El “zapateo” se baila sin cambiar mucho de lugar, golpeando alternadamente la punta del pie y el talón. Apenas parecen moverse, diríase más bien que deslizan suavemente el pie sin marchar con cadencia. Hay sin embargo, un baile muy entusiasta y “lascivo” que se baila hasta en Montevideo, se llama “calenda” y a los negros, lo mismo que a los mulatos, cuyo temperamento es fogoso, les gusta con furor.

Este baile ha sido llevado a América por los negros del reino de Adra, en la costa de Guinea y los españoles lo bailan como ellos, en todos sus establecimientos de América, sin el menor escrúpulo.

Vida y costumbres.
La manera de vivir de los habitantes de estas tierras, es muy simple. La costumbre hace que hombres y mujeres se levanten muy temprano. Es común ver a hombres en las puertas de sus casas, fumando y sin hacer nada, salvo que se les plazca ir a lo de algún vecino para seguir fumando y hablando de cosas sin interés.

Otros, en cambio, montan a caballo, pero no para hacer algún paseo por los alrededores, sino simplemente, para dar una vuelta por las calles de la ciudad. Si el deseo los lleva, descienden del caballo, se juntan con algunos amigos, hablan dos horas, sin decirse nada, fuman, toman mate y vuelven a montar a caballo de regreso a su casa. En general, es raro encontrar gente paseando a pie: en las calles se ven tanto transeúntes como caballos.

Durante las horas de la mañana, las mujeres pemanecen sentadas en taburetes en sus salas, teniendo bajo los pies una estera y arriba, una cubierta de tela o de pieles de tigre. Allí tocan la guitarra o algún otro instrumento, cantan y toman mate, mientras los esclavos preparan la comida.

A las doce y media o una, se sirve el almuerzo, que consiste en carne de vaca preparada de diferentes maneras, pero siempre con mucha pimienta y azafrán.  Algunas veces se sirve guiso de cordero, también pescado y aves, aunque es muy raro. La caza abunda en el país, pero esta gente no es cazadora, como los franceses. Consumen poca fruta y el postre es siempre dulces y confituras, especialmente “mazamorra” y “natillas”.

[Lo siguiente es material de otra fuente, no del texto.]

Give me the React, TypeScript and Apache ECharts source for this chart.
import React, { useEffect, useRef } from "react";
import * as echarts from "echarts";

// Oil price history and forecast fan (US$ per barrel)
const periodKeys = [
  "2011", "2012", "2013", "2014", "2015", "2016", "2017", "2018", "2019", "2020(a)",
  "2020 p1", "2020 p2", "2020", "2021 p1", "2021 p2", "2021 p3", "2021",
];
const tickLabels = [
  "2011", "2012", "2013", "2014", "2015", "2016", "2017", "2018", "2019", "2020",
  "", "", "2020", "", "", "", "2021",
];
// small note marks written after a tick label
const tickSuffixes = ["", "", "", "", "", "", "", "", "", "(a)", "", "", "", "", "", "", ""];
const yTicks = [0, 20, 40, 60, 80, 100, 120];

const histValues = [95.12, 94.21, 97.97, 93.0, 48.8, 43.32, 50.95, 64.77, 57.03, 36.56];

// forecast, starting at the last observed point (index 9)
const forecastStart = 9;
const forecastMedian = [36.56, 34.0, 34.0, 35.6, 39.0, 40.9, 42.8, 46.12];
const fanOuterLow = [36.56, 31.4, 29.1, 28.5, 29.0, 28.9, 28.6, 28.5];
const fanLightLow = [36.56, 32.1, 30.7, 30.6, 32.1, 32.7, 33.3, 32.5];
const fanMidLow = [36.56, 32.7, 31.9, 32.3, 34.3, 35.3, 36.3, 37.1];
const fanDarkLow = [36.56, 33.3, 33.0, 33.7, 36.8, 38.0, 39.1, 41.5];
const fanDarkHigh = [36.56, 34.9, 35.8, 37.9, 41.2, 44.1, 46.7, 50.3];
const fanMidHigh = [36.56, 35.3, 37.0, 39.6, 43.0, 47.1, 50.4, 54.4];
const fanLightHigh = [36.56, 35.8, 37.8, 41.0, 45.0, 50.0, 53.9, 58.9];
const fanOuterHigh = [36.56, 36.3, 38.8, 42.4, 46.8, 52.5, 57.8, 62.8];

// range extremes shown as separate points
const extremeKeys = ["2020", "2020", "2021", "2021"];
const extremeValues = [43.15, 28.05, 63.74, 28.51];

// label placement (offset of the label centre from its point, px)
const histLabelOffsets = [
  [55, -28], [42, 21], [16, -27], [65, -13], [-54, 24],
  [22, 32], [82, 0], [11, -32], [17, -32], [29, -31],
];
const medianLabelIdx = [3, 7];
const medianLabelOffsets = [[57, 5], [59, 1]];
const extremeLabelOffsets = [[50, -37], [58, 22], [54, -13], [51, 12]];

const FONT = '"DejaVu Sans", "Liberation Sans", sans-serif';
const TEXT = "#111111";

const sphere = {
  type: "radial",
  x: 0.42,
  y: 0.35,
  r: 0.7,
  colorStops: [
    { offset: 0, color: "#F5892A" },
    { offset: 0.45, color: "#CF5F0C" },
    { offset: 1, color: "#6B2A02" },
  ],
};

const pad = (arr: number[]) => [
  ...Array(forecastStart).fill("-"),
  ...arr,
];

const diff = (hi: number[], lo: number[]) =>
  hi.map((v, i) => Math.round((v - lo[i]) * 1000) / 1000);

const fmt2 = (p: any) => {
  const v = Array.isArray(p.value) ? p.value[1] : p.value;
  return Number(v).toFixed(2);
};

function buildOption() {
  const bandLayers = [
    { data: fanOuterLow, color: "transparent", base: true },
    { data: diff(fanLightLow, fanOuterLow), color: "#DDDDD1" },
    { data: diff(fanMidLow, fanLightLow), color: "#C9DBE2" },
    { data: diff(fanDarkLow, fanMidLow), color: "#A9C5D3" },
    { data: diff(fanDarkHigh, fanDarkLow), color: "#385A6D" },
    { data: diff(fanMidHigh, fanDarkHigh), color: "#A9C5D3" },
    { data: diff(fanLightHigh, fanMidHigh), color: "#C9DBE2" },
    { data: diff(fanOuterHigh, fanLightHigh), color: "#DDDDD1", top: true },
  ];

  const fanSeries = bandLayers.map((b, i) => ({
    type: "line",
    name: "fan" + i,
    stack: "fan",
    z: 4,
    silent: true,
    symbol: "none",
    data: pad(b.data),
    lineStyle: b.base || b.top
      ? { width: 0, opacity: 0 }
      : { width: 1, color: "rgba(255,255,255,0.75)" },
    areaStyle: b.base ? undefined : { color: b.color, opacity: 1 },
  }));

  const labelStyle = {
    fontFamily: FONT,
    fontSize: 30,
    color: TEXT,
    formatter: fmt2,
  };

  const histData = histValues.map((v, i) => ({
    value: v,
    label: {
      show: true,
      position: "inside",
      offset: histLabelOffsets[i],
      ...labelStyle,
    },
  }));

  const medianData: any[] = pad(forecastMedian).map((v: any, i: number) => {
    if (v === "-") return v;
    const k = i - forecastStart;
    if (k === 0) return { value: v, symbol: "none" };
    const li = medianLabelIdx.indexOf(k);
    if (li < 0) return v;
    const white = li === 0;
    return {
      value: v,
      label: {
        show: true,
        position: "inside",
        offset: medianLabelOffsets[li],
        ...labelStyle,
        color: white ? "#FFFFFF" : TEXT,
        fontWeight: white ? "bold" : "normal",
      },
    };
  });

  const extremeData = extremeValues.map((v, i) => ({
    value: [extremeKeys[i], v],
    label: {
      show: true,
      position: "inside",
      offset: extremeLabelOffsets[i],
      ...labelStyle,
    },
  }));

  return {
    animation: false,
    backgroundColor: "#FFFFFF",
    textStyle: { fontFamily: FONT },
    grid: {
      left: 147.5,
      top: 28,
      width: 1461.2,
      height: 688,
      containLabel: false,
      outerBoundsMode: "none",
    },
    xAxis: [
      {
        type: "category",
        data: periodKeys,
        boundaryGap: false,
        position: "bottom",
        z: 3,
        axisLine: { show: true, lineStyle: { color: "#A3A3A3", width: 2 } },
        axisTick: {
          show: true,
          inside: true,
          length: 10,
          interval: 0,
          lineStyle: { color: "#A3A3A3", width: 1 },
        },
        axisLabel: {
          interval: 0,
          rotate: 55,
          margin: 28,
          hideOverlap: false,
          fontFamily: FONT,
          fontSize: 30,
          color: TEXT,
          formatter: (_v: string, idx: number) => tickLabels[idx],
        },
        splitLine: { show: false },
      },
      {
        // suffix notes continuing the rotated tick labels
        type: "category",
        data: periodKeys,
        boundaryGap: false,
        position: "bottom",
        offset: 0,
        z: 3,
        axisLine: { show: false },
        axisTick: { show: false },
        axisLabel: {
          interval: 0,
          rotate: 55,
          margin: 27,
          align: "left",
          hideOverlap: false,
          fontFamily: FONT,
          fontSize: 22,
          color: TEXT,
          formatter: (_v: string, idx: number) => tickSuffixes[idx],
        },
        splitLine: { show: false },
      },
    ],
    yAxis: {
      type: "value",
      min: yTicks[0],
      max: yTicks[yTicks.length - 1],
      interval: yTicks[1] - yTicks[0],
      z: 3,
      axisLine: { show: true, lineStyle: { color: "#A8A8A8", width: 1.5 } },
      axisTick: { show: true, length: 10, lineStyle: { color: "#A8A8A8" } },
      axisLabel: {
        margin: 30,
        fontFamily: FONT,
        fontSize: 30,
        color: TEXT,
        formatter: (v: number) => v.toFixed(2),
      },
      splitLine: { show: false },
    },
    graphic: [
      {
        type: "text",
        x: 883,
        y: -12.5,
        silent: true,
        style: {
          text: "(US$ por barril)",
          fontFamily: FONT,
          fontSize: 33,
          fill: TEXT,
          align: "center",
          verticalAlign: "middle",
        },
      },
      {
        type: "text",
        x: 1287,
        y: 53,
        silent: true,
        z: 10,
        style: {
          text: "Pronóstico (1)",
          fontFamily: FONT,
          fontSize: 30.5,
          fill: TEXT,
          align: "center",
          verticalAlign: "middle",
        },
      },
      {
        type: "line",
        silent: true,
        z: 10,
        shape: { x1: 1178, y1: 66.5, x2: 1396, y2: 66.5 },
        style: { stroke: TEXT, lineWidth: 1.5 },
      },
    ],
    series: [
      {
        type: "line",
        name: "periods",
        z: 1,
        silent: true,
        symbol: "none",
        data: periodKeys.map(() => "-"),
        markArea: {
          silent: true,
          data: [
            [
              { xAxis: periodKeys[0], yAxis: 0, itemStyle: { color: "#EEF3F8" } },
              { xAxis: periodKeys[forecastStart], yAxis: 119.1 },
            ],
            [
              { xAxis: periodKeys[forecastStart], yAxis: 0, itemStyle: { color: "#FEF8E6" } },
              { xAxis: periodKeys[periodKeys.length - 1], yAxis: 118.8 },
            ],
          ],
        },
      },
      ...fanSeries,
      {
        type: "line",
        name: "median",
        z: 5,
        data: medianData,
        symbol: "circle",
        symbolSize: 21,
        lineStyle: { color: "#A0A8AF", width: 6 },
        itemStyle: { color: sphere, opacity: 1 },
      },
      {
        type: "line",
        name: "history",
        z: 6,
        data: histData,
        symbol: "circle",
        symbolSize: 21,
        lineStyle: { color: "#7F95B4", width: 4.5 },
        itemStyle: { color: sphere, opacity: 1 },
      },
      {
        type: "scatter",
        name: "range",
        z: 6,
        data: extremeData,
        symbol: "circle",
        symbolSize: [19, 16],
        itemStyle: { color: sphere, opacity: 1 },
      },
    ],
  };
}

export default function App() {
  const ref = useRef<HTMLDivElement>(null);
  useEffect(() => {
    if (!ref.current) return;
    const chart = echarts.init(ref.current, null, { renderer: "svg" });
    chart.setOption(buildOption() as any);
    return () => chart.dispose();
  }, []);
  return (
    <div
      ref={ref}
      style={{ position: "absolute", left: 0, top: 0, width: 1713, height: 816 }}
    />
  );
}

Después del almuerzo, amos y esclavos hacen lo que ellos llaman “la siesta”, es decir, se desvisten, se acuestan y duermen, dos o tres horas y aún los obreros, que viven del trabajo de sus manos, no dejan pasar estas horas de reposo, echándose un sueñito.

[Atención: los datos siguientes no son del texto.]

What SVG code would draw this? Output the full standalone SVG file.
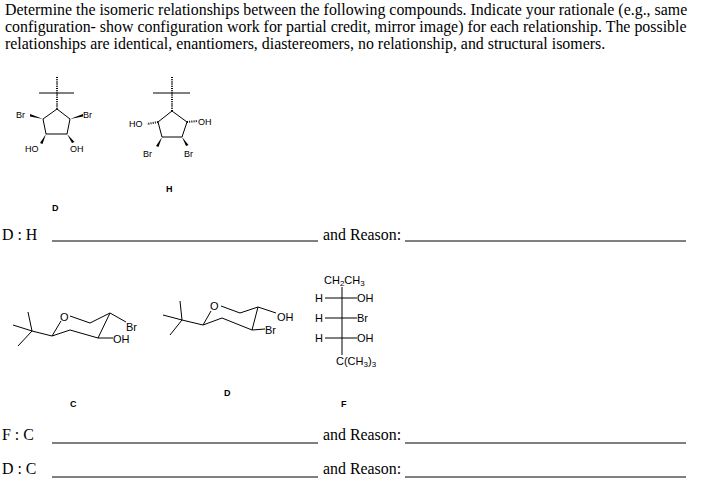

Esta buena parte del día, perdida así, es causa de que se trabaje poco, siendo por ello, excesivamente cara la mano de obra. También debe provenir esta inercia, a que aquí abunda el dinero y por eso no debe sorprender la indolencia de estas gentes.

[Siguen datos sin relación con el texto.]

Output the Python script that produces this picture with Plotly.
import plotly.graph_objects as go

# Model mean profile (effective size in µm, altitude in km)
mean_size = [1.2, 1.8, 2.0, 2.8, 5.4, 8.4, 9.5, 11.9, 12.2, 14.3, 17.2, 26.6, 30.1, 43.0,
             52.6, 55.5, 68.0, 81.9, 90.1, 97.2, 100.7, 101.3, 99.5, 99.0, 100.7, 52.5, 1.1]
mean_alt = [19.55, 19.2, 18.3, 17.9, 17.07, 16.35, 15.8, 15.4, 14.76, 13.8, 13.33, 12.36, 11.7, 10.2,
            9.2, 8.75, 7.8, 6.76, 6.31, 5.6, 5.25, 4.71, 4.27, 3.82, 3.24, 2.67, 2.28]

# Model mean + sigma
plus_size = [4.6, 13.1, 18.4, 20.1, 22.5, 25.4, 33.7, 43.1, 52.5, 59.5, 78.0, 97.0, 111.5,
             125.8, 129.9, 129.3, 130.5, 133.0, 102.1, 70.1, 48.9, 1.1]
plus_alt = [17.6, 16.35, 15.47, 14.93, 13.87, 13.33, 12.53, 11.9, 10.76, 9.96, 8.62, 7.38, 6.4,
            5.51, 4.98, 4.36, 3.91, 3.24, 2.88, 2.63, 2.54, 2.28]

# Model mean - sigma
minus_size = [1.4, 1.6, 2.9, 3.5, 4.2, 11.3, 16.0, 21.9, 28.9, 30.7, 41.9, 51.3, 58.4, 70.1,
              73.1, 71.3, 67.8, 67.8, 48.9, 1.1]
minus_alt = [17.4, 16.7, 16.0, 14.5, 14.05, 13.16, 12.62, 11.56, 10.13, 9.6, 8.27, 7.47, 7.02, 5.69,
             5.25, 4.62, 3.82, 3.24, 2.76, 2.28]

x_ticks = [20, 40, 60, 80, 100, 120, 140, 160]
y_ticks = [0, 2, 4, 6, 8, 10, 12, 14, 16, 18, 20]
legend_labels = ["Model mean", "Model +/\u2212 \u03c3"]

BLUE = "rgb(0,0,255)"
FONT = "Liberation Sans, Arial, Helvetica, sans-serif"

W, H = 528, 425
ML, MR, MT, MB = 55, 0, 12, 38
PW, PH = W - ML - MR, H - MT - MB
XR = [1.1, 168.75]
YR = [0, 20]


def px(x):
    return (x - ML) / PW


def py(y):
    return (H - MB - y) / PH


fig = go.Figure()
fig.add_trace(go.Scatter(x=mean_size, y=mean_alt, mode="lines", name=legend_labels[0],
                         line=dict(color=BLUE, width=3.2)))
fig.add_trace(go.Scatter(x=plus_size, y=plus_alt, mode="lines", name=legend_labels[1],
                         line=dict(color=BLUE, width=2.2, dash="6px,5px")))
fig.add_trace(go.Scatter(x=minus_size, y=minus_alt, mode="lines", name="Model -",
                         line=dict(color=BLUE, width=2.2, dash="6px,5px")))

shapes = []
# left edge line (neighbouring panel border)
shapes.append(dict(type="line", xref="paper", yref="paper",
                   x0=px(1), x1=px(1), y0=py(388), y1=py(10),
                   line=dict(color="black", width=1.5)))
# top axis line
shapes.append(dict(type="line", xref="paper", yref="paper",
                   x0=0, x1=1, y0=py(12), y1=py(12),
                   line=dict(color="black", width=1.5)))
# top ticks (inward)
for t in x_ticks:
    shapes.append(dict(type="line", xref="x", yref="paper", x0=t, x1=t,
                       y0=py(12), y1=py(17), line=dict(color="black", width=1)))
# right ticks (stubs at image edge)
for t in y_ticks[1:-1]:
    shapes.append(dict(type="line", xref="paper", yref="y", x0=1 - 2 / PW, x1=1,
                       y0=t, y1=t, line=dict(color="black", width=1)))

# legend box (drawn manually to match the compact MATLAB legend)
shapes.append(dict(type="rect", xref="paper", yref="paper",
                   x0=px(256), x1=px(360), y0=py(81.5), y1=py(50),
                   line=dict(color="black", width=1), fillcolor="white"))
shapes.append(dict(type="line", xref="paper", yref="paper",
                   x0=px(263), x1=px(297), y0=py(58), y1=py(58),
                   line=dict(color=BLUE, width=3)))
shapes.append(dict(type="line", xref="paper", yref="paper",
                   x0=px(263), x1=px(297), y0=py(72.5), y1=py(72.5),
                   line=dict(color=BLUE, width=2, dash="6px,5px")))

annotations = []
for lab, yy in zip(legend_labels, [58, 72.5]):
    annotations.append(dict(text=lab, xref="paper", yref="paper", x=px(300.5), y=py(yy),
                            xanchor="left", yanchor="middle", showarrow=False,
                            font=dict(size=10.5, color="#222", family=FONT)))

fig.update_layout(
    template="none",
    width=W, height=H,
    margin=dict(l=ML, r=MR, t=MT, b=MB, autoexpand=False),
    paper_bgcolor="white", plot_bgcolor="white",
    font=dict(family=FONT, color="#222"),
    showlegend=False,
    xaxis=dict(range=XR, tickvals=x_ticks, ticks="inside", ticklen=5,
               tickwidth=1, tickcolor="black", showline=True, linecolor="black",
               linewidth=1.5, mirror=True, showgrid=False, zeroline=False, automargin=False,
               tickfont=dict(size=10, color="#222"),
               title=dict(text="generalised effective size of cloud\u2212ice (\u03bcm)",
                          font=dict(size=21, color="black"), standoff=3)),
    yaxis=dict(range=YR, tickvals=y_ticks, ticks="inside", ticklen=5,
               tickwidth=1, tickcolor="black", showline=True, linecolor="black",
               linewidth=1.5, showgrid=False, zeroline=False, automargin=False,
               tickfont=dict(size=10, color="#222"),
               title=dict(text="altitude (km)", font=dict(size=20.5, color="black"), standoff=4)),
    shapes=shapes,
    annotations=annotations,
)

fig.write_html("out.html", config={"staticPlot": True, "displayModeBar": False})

La carne, por ejemplo, no les cuesta otro trabajo que matar alguna de las tantas reses que pueblan estas tierra, desollarla y cortar los trozos de carne que han de consumir en uno o dos días como máximo, dejando el resto para alimento de perros y alimañas. Los cueros vacunos les sirven para hacer sacos para todas las necesidades y para cubrir el suelo y paredes de sus habitaciones.

Son muy pocas las casas con jardín que hay en Montevideo y las pocas que hay no lo tienen cultivado. Yo no he visto más que uno arreglado y esto se debía a que su propietario, era inglés. Las legumbres, son raras porque nadie en la ciudad se ocupa de sembrar, dependiendo exclusivamente de las que proveen los quinteros” que las traen desde los alrededores. Lo que más se cultiva es el azafrán, o “carthamo”, usado especialmente en sopas y salsas.